### THE PROBLEM:
Write the data out again exactly, dropping any images it holds.

--- Start DATA FOR THE TASK ---

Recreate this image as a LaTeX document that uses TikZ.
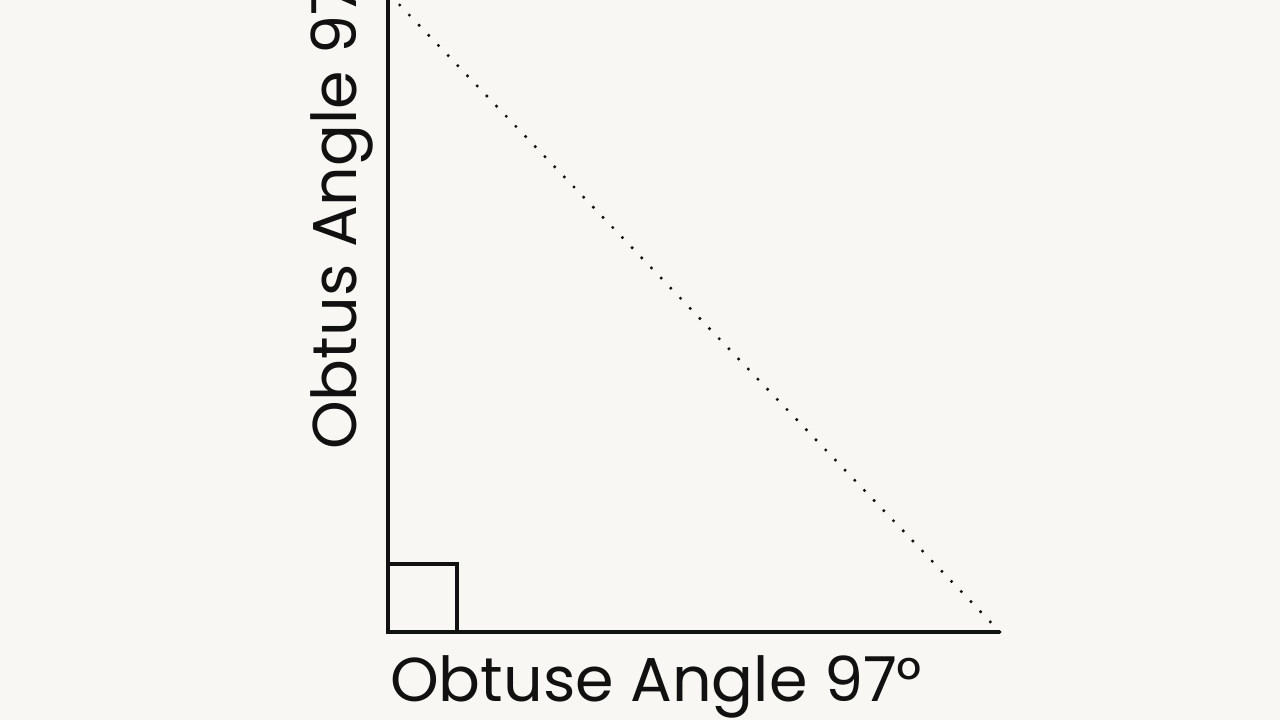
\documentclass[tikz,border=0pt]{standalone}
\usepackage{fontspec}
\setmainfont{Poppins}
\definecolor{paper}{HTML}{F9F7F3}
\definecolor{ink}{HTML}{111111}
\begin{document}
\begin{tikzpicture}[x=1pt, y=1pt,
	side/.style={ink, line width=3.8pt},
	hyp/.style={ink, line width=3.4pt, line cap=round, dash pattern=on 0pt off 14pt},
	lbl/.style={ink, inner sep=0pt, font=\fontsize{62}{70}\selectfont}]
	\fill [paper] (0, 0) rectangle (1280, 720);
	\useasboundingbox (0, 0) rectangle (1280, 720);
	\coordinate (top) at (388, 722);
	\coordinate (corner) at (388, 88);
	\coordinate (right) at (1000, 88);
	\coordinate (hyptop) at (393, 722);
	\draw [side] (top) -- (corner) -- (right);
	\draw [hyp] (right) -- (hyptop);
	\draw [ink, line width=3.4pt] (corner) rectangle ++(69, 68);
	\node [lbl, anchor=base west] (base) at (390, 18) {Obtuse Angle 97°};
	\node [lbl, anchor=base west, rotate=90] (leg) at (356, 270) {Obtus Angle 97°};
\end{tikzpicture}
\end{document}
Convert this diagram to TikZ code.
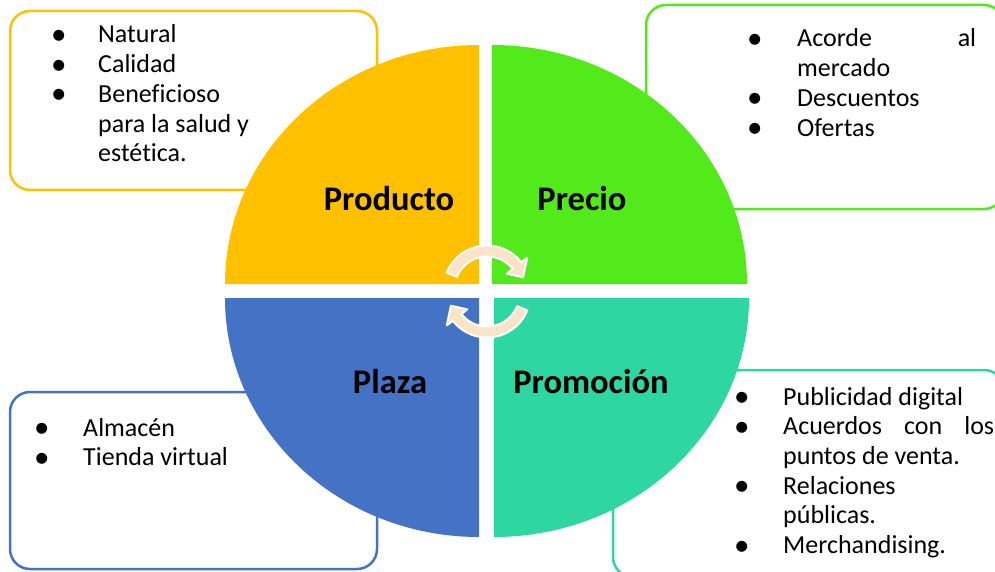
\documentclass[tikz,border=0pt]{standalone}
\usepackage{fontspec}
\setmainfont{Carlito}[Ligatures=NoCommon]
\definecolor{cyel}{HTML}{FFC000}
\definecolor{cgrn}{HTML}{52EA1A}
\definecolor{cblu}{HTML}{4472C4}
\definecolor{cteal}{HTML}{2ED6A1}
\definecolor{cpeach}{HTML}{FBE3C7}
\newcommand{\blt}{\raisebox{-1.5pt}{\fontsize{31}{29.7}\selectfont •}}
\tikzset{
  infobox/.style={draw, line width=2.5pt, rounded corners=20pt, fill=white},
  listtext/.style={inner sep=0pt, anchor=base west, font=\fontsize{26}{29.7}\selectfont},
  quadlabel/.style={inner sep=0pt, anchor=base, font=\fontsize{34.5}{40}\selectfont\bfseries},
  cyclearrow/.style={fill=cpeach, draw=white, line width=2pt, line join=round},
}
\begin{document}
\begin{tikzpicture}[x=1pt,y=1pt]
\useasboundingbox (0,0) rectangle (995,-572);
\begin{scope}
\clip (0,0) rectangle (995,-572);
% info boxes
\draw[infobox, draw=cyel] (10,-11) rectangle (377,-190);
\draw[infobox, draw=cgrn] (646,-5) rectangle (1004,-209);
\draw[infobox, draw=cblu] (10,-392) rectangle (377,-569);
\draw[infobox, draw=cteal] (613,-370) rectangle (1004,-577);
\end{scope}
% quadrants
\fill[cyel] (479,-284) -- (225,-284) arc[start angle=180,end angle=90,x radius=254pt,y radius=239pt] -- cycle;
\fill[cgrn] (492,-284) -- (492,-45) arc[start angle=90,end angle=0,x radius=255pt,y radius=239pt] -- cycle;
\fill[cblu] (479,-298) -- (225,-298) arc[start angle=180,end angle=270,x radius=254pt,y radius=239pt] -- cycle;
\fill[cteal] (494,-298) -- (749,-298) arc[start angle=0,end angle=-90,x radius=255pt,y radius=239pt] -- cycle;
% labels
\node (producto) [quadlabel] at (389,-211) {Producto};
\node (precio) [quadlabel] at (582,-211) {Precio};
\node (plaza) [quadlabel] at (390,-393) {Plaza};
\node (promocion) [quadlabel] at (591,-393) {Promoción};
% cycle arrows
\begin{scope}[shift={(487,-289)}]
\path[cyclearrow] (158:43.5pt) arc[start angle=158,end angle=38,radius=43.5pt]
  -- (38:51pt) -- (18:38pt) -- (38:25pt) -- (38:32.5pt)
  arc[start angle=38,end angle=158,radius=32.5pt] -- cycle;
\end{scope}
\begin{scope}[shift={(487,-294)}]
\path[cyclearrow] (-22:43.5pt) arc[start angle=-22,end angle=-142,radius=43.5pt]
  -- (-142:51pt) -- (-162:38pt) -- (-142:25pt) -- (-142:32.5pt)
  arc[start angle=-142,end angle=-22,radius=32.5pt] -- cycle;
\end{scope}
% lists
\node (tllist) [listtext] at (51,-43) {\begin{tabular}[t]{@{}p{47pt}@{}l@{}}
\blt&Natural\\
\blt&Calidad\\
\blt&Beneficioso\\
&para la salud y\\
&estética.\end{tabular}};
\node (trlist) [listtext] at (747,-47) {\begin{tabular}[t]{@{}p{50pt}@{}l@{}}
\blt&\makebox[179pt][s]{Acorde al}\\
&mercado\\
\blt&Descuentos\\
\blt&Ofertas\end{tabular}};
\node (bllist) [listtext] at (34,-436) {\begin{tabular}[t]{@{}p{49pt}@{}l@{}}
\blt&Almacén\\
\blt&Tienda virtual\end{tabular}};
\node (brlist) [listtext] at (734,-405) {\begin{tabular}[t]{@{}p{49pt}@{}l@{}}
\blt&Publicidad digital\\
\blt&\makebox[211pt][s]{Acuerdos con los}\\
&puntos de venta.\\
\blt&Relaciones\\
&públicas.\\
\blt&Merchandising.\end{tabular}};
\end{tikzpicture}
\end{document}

--- End DATA FOR THE TASK ---

### EXERCISE RESPONSE:
Recreate this image as a LaTeX document that uses TikZ.
\documentclass[tikz,border=0pt]{standalone}
\usepackage{fontspec}
\setmainfont{Poppins}
\definecolor{paper}{HTML}{F9F7F3}
\definecolor{ink}{HTML}{111111}
\begin{document}
\begin{tikzpicture}[x=1pt, y=1pt,
	side/.style={ink, line width=3.8pt},
	hyp/.style={ink, line width=3.4pt, line cap=round, dash pattern=on 0pt off 14pt},
	lbl/.style={ink, inner sep=0pt, font=\fontsize{62}{70}\selectfont}]
	\fill [paper] (0, 0) rectangle (1280, 720);
	\useasboundingbox (0, 0) rectangle (1280, 720);
	\coordinate (top) at (388, 722);
	\coordinate (corner) at (388, 88);
	\coordinate (right) at (1000, 88);
	\coordinate (hyptop) at (393, 722);
	\draw [side] (top) -- (corner) -- (right);
	\draw [hyp] (right) -- (hyptop);
	\draw [ink, line width=3.4pt] (corner) rectangle ++(69, 68);
	\node [lbl, anchor=base west] (base) at (390, 18) {Obtuse Angle 97°};
	\node [lbl, anchor=base west, rotate=90] (leg) at (356, 270) {Obtus Angle 97°};
\end{tikzpicture}
\end{document}
Convert this diagram to TikZ code.
\documentclass[tikz,border=0pt]{standalone}
\usepackage{fontspec}
\setmainfont{Carlito}[Ligatures=NoCommon]
\definecolor{cyel}{HTML}{FFC000}
\definecolor{cgrn}{HTML}{52EA1A}
\definecolor{cblu}{HTML}{4472C4}
\definecolor{cteal}{HTML}{2ED6A1}
\definecolor{cpeach}{HTML}{FBE3C7}
\newcommand{\blt}{\raisebox{-1.5pt}{\fontsize{31}{29.7}\selectfont •}}
\tikzset{
  infobox/.style={draw, line width=2.5pt, rounded corners=20pt, fill=white},
  listtext/.style={inner sep=0pt, anchor=base west, font=\fontsize{26}{29.7}\selectfont},
  quadlabel/.style={inner sep=0pt, anchor=base, font=\fontsize{34.5}{40}\selectfont\bfseries},
  cyclearrow/.style={fill=cpeach, draw=white, line width=2pt, line join=round},
}
\begin{document}
\begin{tikzpicture}[x=1pt,y=1pt]
\useasboundingbox (0,0) rectangle (995,-572);
\begin{scope}
\clip (0,0) rectangle (995,-572);
% info boxes
\draw[infobox, draw=cyel] (10,-11) rectangle (377,-190);
\draw[infobox, draw=cgrn] (646,-5) rectangle (1004,-209);
\draw[infobox, draw=cblu] (10,-392) rectangle (377,-569);
\draw[infobox, draw=cteal] (613,-370) rectangle (1004,-577);
\end{scope}
% quadrants
\fill[cyel] (479,-284) -- (225,-284) arc[start angle=180,end angle=90,x radius=254pt,y radius=239pt] -- cycle;
\fill[cgrn] (492,-284) -- (492,-45) arc[start angle=90,end angle=0,x radius=255pt,y radius=239pt] -- cycle;
\fill[cblu] (479,-298) -- (225,-298) arc[start angle=180,end angle=270,x radius=254pt,y radius=239pt] -- cycle;
\fill[cteal] (494,-298) -- (749,-298) arc[start angle=0,end angle=-90,x radius=255pt,y radius=239pt] -- cycle;
% labels
\node (producto) [quadlabel] at (389,-211) {Producto};
\node (precio) [quadlabel] at (582,-211) {Precio};
\node (plaza) [quadlabel] at (390,-393) {Plaza};
\node (promocion) [quadlabel] at (591,-393) {Promoción};
% cycle arrows
\begin{scope}[shift={(487,-289)}]
\path[cyclearrow] (158:43.5pt) arc[start angle=158,end angle=38,radius=43.5pt]
  -- (38:51pt) -- (18:38pt) -- (38:25pt) -- (38:32.5pt)
  arc[start angle=38,end angle=158,radius=32.5pt] -- cycle;
\end{scope}
\begin{scope}[shift={(487,-294)}]
\path[cyclearrow] (-22:43.5pt) arc[start angle=-22,end angle=-142,radius=43.5pt]
  -- (-142:51pt) -- (-162:38pt) -- (-142:25pt) -- (-142:32.5pt)
  arc[start angle=-142,end angle=-22,radius=32.5pt] -- cycle;
\end{scope}
% lists
\node (tllist) [listtext] at (51,-43) {\begin{tabular}[t]{@{}p{47pt}@{}l@{}}
\blt&Natural\\
\blt&Calidad\\
\blt&Beneficioso\\
&para la salud y\\
&estética.\end{tabular}};
\node (trlist) [listtext] at (747,-47) {\begin{tabular}[t]{@{}p{50pt}@{}l@{}}
\blt&\makebox[179pt][s]{Acorde al}\\
&mercado\\
\blt&Descuentos\\
\blt&Ofertas\end{tabular}};
\node (bllist) [listtext] at (34,-436) {\begin{tabular}[t]{@{}p{49pt}@{}l@{}}
\blt&Almacén\\
\blt&Tienda virtual\end{tabular}};
\node (brlist) [listtext] at (734,-405) {\begin{tabular}[t]{@{}p{49pt}@{}l@{}}
\blt&Publicidad digital\\
\blt&\makebox[211pt][s]{Acuerdos con los}\\
&puntos de venta.\\
\blt&Relaciones\\
&públicas.\\
\blt&Merchandising.\end{tabular}};
\end{tikzpicture}
\end{document}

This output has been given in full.